━━━━━ Stored data

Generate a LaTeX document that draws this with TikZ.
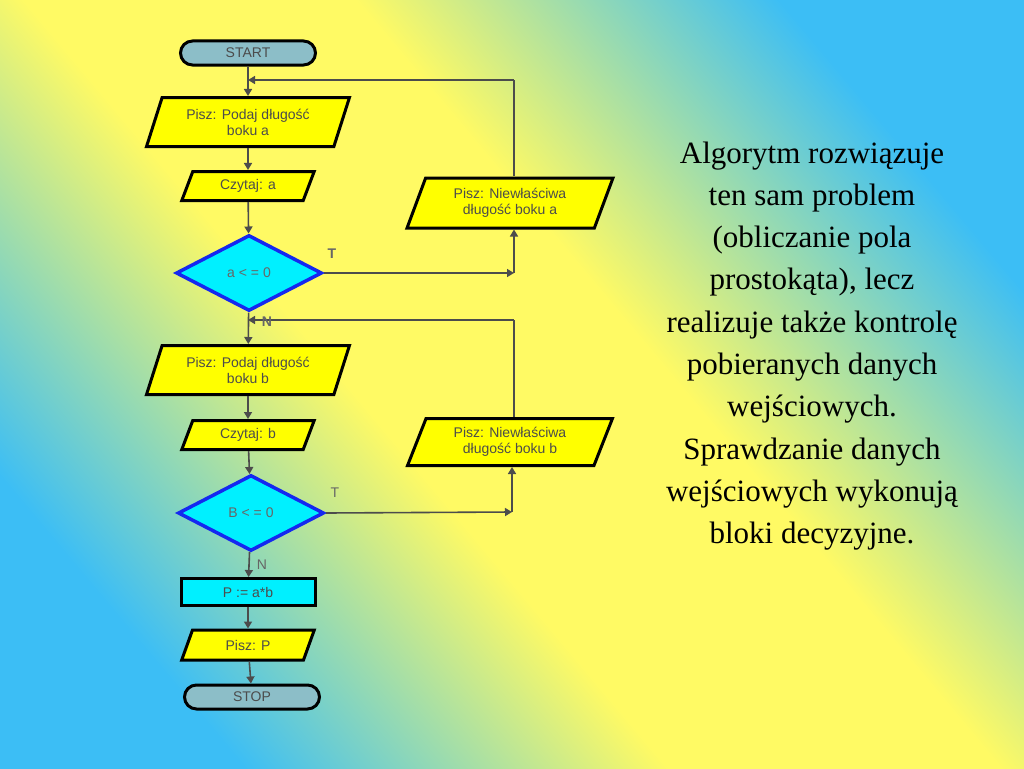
\documentclass[tikz,border=0pt]{standalone}
\usepackage{fontspec}
\setmainfont{Liberation Serif}
\newfontfamily\boxfont{Liberation Sans}
\usetikzlibrary{shapes.geometric,shapes.misc,arrows.meta}
\definecolor{bgblue}{RGB}{60,190,245}
\definecolor{bgyel}{RGB}{255,250,100}
\definecolor{boxyel}{RGB}{255,255,0}
\definecolor{termfill}{RGB}{140,190,200}
\definecolor{dcyan}{RGB}{0,240,255}
\definecolor{dblue}{RGB}{20,40,240}
\pgfdeclarehorizontalshading{bgsh}{100bp}{color(0bp)=(bgblue); color(25bp)=(bgblue); color(43bp)=(bgyel); color(57bp)=(bgyel); color(75bp)=(bgblue); color(100bp)=(bgblue)}
\begin{document}
\begin{tikzpicture}[x=1pt,y=-1pt,
  base/.style={draw=black,line width=3pt,font=\boxfont\fontsize{14}{16}\selectfont,text=black!70,align=center,inner sep=0pt},
  io/.style={base,fill=boxyel,trapezium,trapezium left angle=67,trapezium right angle=113,trapezium stretches=true},
  term/.style={base,fill=termfill,rounded rectangle,minimum width=135pt,minimum height=24pt},
  proc/.style={base,fill=dcyan,rectangle,minimum width=134pt,minimum height=27pt},
  dec/.style={diamond,draw=dblue,line width=3.5pt,fill=dcyan,font=\boxfont\fontsize{14}{16}\selectfont,text=black!60,minimum width=146pt,minimum height=76pt,inner sep=0pt,aspect=2},
  arr/.style={draw=black!70,line width=1.6pt,-{Triangle[length=7pt,width=8pt]}},
  ln/.style={draw=black!70,line width=1.6pt},
  lab/.style={font=\boxfont\bfseries\fontsize{14}{16}\selectfont,text=black!60}]
\useasboundingbox (0,0) rectangle (1024,768);
\shade[shading=bgsh,shading angle=40] (0,0) rectangle (1024,768);
\node[term] (start) at (248,53) {START};
\node[io,minimum width=203pt,minimum height=49pt] (pa) at (248,122) {Pisz: Podaj długość\\boku a};
\node[io,minimum width=133pt,minimum height=29pt] (ca) at (248,186) {Czytaj: a};
\node[dec] (da) at (249,273) {a < = 0};
\node[io,minimum width=206pt,minimum height=50pt] (na) at (510,203) {Pisz: Niewłaściwa\\długość boku a};
\node[io,minimum width=203pt,minimum height=49pt] (pb) at (248,370) {Pisz: Podaj długość\\boku b};
\node[io,minimum width=133pt,minimum height=29pt] (cb) at (248,435) {Czytaj: b};
\node[dec] (db) at (251,513) {B < = 0};
\node[io,minimum width=205pt,minimum height=47pt] (nb) at (510,442) {Pisz: Niewłaściwa\\długość boku b};
\node[proc] (p) at (248,592) {P := a*b};
\node[io,minimum width=133pt,minimum height=30pt] (wp) at (248,645) {Pisz: P};
\node[term] (stop) at (252,697) {STOP};
\coordinate (ja) at (248,80);
\coordinate (jb) at (248,320);
\coordinate (ta) at (514,273);
\coordinate (tb) at (512,512);
\coordinate (ua) at (514,80);
\coordinate (ub) at (514,320);
\draw[arr] (start) -- (pa);
\draw[arr] (pa) -- (ca);
\draw[arr] (ca) -- (da);
\draw[arr] (da) -- (pb);
\draw[arr] (pb) -- (cb);
\draw[arr] (cb) -- (db);
\draw[arr] (db) -- (p);
\draw[arr] (p) -- (wp);
\draw[arr] (wp) -- (stop);
\draw[arr] (da.east) -- (ta);
\draw[arr] (ta) -- (ta|-na.south);
\draw[ln] (ta|-na.north) -- (ua);
\draw[arr] (ua) -- (ja);
\draw[arr] (db.east) -- (tb);
\draw[arr] (tb) -- (tb|-nb.south);
\draw[ln] (ub|-nb.north) -- (ub);
\draw[arr] (ub) -- (jb);
\node[lab] (t1) at (332,254) {T};
\node[lab] (n1) at (267,322) {N};
\node[lab,font=\boxfont\fontsize{14}{16}\selectfont] (t2) at (335,493) {T};
\node[lab,font=\boxfont\fontsize{14}{16}\selectfont] (n2) at (262,565) {N};
\node[font=\fontsize{31}{42.3}\selectfont,align=center,anchor=north] (txt) at (812,138) {Algorytm rozwiązuje\\ten sam problem\\(obliczanie pola\\prostokąta), lecz\\realizuje także kontrolę\\pobieranych danych\\wejściowych.\\Sprawdzanie danych\\wejściowych wykonują\\bloki decyzyjne.};
\end{tikzpicture}
\end{document}
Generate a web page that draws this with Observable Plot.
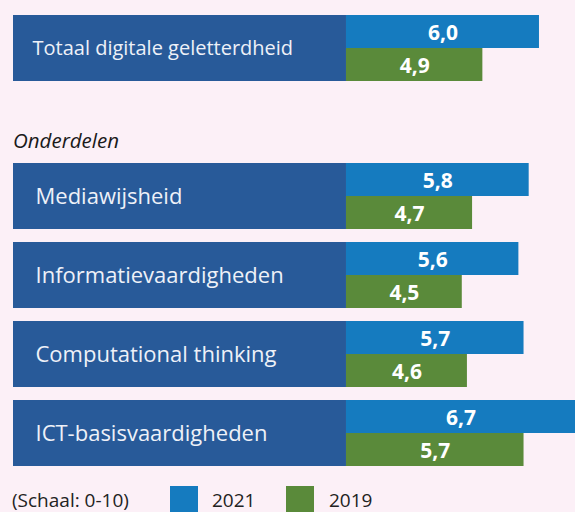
<!DOCTYPE html>
<html>
<head>
<meta charset="utf-8">
<script src="https://cdn.jsdelivr.net/npm/d3@7"></script>
<script src="https://cdn.jsdelivr.net/npm/@observablehq/plot@0.6"></script>
<style>
  html, body { margin: 0; padding: 0; background: #fcf0f7; width: 575px; height: 512px; overflow: hidden; font-family: "Open Sans", sans-serif; }
  #top svg, #parts svg { display: block; }
  #sub { height: 60px; box-sizing: border-box; padding: 36px 0 0 13px; font-style: italic; font-size: 20.5px; line-height: 18px; color: #1a1a1a; }
  #legend { position: relative; height: 36px; font-size: 19px; color: #222; }
  #legend span { position: absolute; line-height: 20px; top: 14px; white-space: nowrap; }
  #legend i { position: absolute; top: 10px; width: 28px; height: 30px; }
</style>
</head>
<body>
<div id="top"></div>
<div id="sub">Onderdelen</div>
<div id="parts"></div>
<div id="legend"></div>
<script>
// ---- data ----
const years = ["2021", "2019"];
const totalCategory = ["Totaal digitale geletterdheid"];
const total2021 = [6.0];
const total2019 = [4.9];
const categories = ["Mediawijsheid", "Informatievaardigheden", "Computational thinking", "ICT-basisvaardigheden"];
const values2021 = [5.8, 5.6, 5.7, 6.7];
const values2019 = [4.7, 4.5, 4.6, 5.7];
const legendNote = "(Schaal: 0-10)";

// ---- style ----
const colors = ["#157bbf", "#5a8a3a"];
const boxColor = "#285a99";
const X_BASE = 2.25;   // where bars begin on the value axis
const X_MAX = 6.7;
const BOX_FROM = -4.22; // left edge of the label box, same axis

function rowsFor(cats, a, b) {
  const out = [];
  cats.forEach((c, i) => {
    out.push({cat: c, year: years[0], value: a[i]});
    out.push({cat: c, year: years[1], value: b[i]});
  });
  return out;
}

function chart(cats, a, b, opts) {
  const rows = rowsFor(cats, a, b);
  return Plot.plot({
    width: 575,
    height: opts.height,
    marginLeft: 13,
    marginRight: 0,
    marginTop: opts.marginTop,
    marginBottom: opts.marginBottom,
    style: {background: "transparent", fontFamily: "Open Sans, sans-serif"},
    x: {domain: [BOX_FROM, X_MAX], axis: null},
    y: {domain: years, padding: 0, axis: null},
    fy: {domain: cats, paddingInner: opts.pad, paddingOuter: 0, axis: null},
    color: {domain: years, range: colors},
    marks: [
      Plot.barX(cats, {fy: d => d, x1: BOX_FROM, x2: X_BASE, fill: boxColor}),
      Plot.text(cats, {fy: d => d, x: BOX_FROM, dx: opts.labelDx, text: d => d, textAnchor: "start",
        fill: "#eef1f8", fontSize: opts.labelSize}),
      Plot.barX(rows, {fy: "cat", y: "year", x1: X_BASE, x2: "value", fill: "year"}),
      Plot.text(rows, {fy: "cat", y: "year", x: d => (X_BASE + d.value) / 2,
        text: d => d.value.toFixed(1).replace(".", ","), fill: "white",
        fontWeight: "bold", fontSize: 21, dy: 1})
    ]
  });
}

document.getElementById("top").append(
  chart(totalCategory, total2021, total2019,
    {height: 95, marginTop: 15, marginBottom: 14, pad: 0, labelDx: 19, labelSize: 20})
);
document.getElementById("parts").append(
  chart(categories, values2021, values2019,
    {height: 321, marginTop: 8, marginBottom: 10, pad: 0.168, labelDx: 22, labelSize: 22})
);

// legend
const lg = document.getElementById("legend");
const items = [
  ["span", legendNote, 12],
  ["i", colors[0], 170],
  ["span", years[0], 212],
  ["i", colors[1], 286],
  ["span", years[1], 329]
];
for (const [tag, v, left] of items) {
  const el = document.createElement(tag);
  el.style.left = left + "px";
  if (tag === "i") el.style.background = v; else el.textContent = v;
  lg.append(el);
}
</script>
</body>
</html>
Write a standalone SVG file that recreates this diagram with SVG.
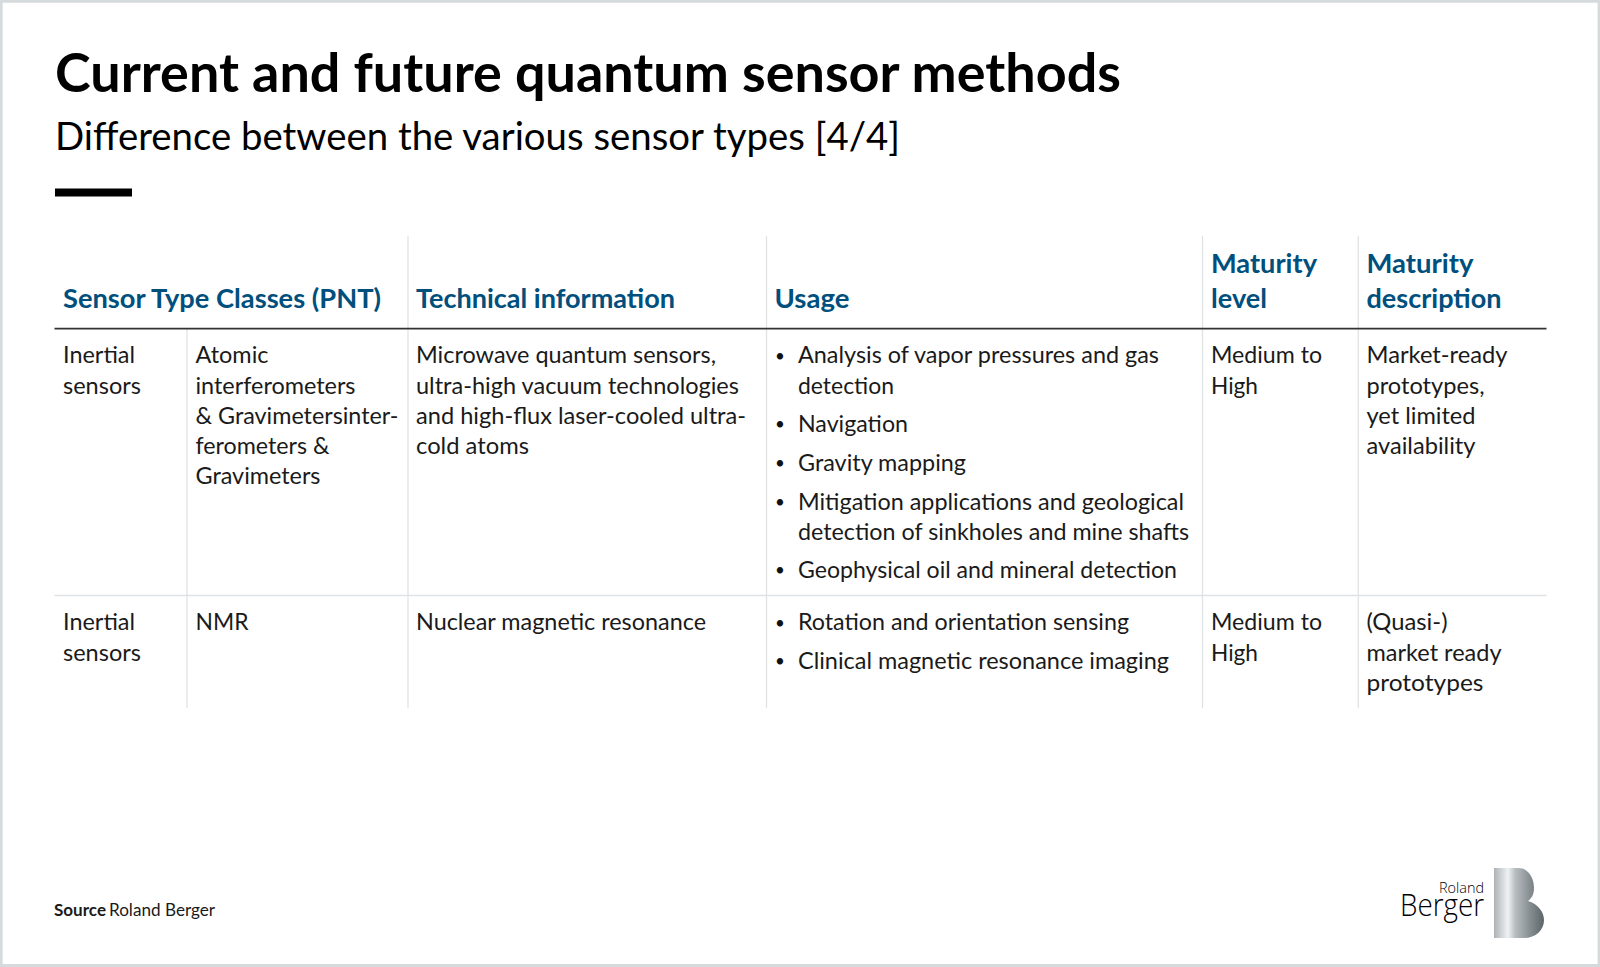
<svg xmlns="http://www.w3.org/2000/svg" width="1600" height="967" viewBox="0 0 1600 967">
<style>
text{font-family:Lato,"Liberation Sans",sans-serif;fill:#1a1a1a}
.b{font-size:24px}
.d{font-size:17px;fill:#111}
.h{font-size:27px;font-weight:700;fill:#004f7c}
.v{stroke:#e0e3e5;stroke-width:1.300;fill:none}
.l{font-family:"Open Sans",sans-serif;fill:#000;font-weight:300}
</style>
<defs><linearGradient id="bg" x1="0" x2="1" y1="0" y2="0">
<stop offset="0" stop-color="#aeb2b5"/><stop offset=".28" stop-color="#eef2f4"/><stop offset=".42" stop-color="#b9bec1"/><stop offset=".7" stop-color="#8a9195"/><stop offset="1" stop-color="#5c656a"/></linearGradient></defs>
<rect width="1600" height="967" fill="#fff"/>
<path d="M1.250 1.250H1599V965.500H1.250Z" fill="none" stroke="#d5dadd" stroke-width="2.800"/>
<g id="heading">
<text x="55" y="92" font-size="54" font-weight="700" style="fill:#000" textLength="1066" lengthAdjust="spacingAndGlyphs">Current and future quantum sensor methods</text>
<text x="55" y="150" font-size="38" style="fill:#000" textLength="845" lengthAdjust="spacingAndGlyphs">Difference between the various sensor types [4/4]</text>
<rect x="55" y="188.500" width="77" height="8" fill="#000"/>
</g>
<g id="connectors">
<path class="v" d="M408 236V708M766.500 236V708M1202.500 236V708M1358.300 236V708M187 329V708"/>
<path class="v" d="M54.500 595.500H1546.500"/>
<path d="M54.500 328.700H1546.500" stroke="#333" stroke-width="1.800" fill="none"/>
</g>
<g id="header">
<text class="h" x="63" y="308" textLength="318" lengthAdjust="spacingAndGlyphs">Sensor Type Classes (PNT)</text>
<text class="h" x="416" y="308" textLength="259" lengthAdjust="spacingAndGlyphs">Technical information</text>
<text class="h" x="774.500" y="308" textLength="75" lengthAdjust="spacingAndGlyphs">Usage</text>
<text class="h" x="1211" y="273" textLength="106" lengthAdjust="spacingAndGlyphs">Maturity</text>
<text class="h" x="1211" y="308" textLength="56" lengthAdjust="spacingAndGlyphs">level</text>
<text class="h" x="1366.500" y="273" textLength="107" lengthAdjust="spacingAndGlyphs">Maturity</text>
<text class="h" x="1366.500" y="308" textLength="135" lengthAdjust="spacingAndGlyphs">description</text>
</g>
<g id="row1">
<text class="b" x="63" y="363" textLength="72" lengthAdjust="spacingAndGlyphs">Inertial</text>
<text class="b" x="63" y="393.500" textLength="78" lengthAdjust="spacingAndGlyphs">sensors</text>
<text class="b" x="195.500" y="363" textLength="73" lengthAdjust="spacingAndGlyphs">Atomic</text>
<text class="b" x="195.500" y="393.500" textLength="160" lengthAdjust="spacingAndGlyphs">interferometers</text>
<text class="b" x="195.500" y="424" textLength="203" lengthAdjust="spacingAndGlyphs">&amp; Gravimetersinter-</text>
<text class="b" x="195.500" y="454" textLength="134" lengthAdjust="spacingAndGlyphs">ferometers &amp;</text>
<text class="b" x="195.500" y="484" textLength="125" lengthAdjust="spacingAndGlyphs">Gravimeters</text>
<text class="b" x="416" y="363" textLength="300" lengthAdjust="spacingAndGlyphs">Microwave quantum sensors,</text>
<text class="b" x="416" y="393.500" textLength="323" lengthAdjust="spacingAndGlyphs">ultra-high vacuum technologies</text>
<text class="b" x="416" y="424" textLength="330" lengthAdjust="spacingAndGlyphs">and high-flux laser-cooled ultra-</text>
<text class="b" x="416" y="454" textLength="113" lengthAdjust="spacingAndGlyphs">cold atoms</text>
<g id="usage1">
<text class="d" x="775" y="361.700">•</text>
<text class="b" x="798" y="363" textLength="361" lengthAdjust="spacingAndGlyphs">Analysis of vapor pressures and gas</text>
<text class="b" x="798" y="393.500" textLength="96" lengthAdjust="spacingAndGlyphs">detection</text>
<text class="d" x="775" y="430">•</text>
<text class="b" x="798" y="432" textLength="110" lengthAdjust="spacingAndGlyphs">Navigation</text>
<text class="d" x="775" y="469">•</text>
<text class="b" x="798" y="471" textLength="168" lengthAdjust="spacingAndGlyphs">Gravity mapping</text>
<text class="d" x="775" y="508">•</text>
<text class="b" x="798" y="510" textLength="386" lengthAdjust="spacingAndGlyphs">Mitigation applications and geological</text>
<text class="b" x="798" y="540" textLength="391" lengthAdjust="spacingAndGlyphs">detection of sinkholes and mine shafts</text>
<text class="d" x="775" y="576">•</text>
<text class="b" x="798" y="578" textLength="379" lengthAdjust="spacingAndGlyphs">Geophysical oil and mineral detection</text>
</g>
<text class="b" x="1211" y="363" textLength="111" lengthAdjust="spacingAndGlyphs">Medium to</text>
<text class="b" x="1211" y="393.500" textLength="47" lengthAdjust="spacingAndGlyphs">High</text>
<text class="b" x="1366.500" y="363" textLength="141" lengthAdjust="spacingAndGlyphs">Market-ready</text>
<text class="b" x="1366.500" y="393.500" textLength="118" lengthAdjust="spacingAndGlyphs">prototypes,</text>
<text class="b" x="1366.500" y="424" textLength="109" lengthAdjust="spacingAndGlyphs">yet limited</text>
<text class="b" x="1366.500" y="454" textLength="109" lengthAdjust="spacingAndGlyphs">availability</text>
</g>
<g id="row2">
<text class="b" x="63" y="630" textLength="72" lengthAdjust="spacingAndGlyphs">Inertial</text>
<text class="b" x="63" y="660.500" textLength="78" lengthAdjust="spacingAndGlyphs">sensors</text>
<text class="b" x="195.500" y="630" textLength="53" lengthAdjust="spacingAndGlyphs">NMR</text>
<text class="b" x="416" y="630" textLength="290" lengthAdjust="spacingAndGlyphs">Nuclear magnetic resonance</text>
<text class="d" x="775" y="628.700">•</text>
<text class="b" x="798" y="630" textLength="331" lengthAdjust="spacingAndGlyphs">Rotation and orientation sensing</text>
<text class="d" x="775" y="667">•</text>
<text class="b" x="798" y="669" textLength="371" lengthAdjust="spacingAndGlyphs">Clinical magnetic resonance imaging</text>
<text class="b" x="1211" y="630" textLength="111" lengthAdjust="spacingAndGlyphs">Medium to</text>
<text class="b" x="1211" y="660.500" textLength="47" lengthAdjust="spacingAndGlyphs">High</text>
<text class="b" x="1366.500" y="630" textLength="81" lengthAdjust="spacingAndGlyphs">(Quasi-)</text>
<text class="b" x="1366.500" y="660.500" textLength="135" lengthAdjust="spacingAndGlyphs">market ready</text>
<text class="b" x="1366.500" y="691" textLength="117" lengthAdjust="spacingAndGlyphs">prototypes</text>
</g>
<g id="source">
<text x="54" y="916" font-size="17" font-weight="700" textLength="52" lengthAdjust="spacingAndGlyphs">Source</text>
<text x="109" y="916" font-size="17" textLength="106" lengthAdjust="spacingAndGlyphs">Roland Berger</text>
</g>
<g id="logo">
<text class="l" x="1484" y="893" font-size="15" text-anchor="end" textLength="45" lengthAdjust="spacingAndGlyphs">Roland</text>
<text class="l" x="1484" y="916" font-size="31" text-anchor="end" textLength="84" lengthAdjust="spacingAndGlyphs">Berger</text>
<path d="M1494 868H1518C1530 868 1534 880 1534 888C1534 895 1531 899 1528 901C1538 904 1544 912 1544 920C1544 930 1536 938 1524 938H1494Z" fill="url(#bg)"/>
</g>
</svg>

━━━━━━━━━━

* [Exercise]:
Your answer should be a single number: the count of lines in the listing that contain the word "draws".

* [Final answer]:
2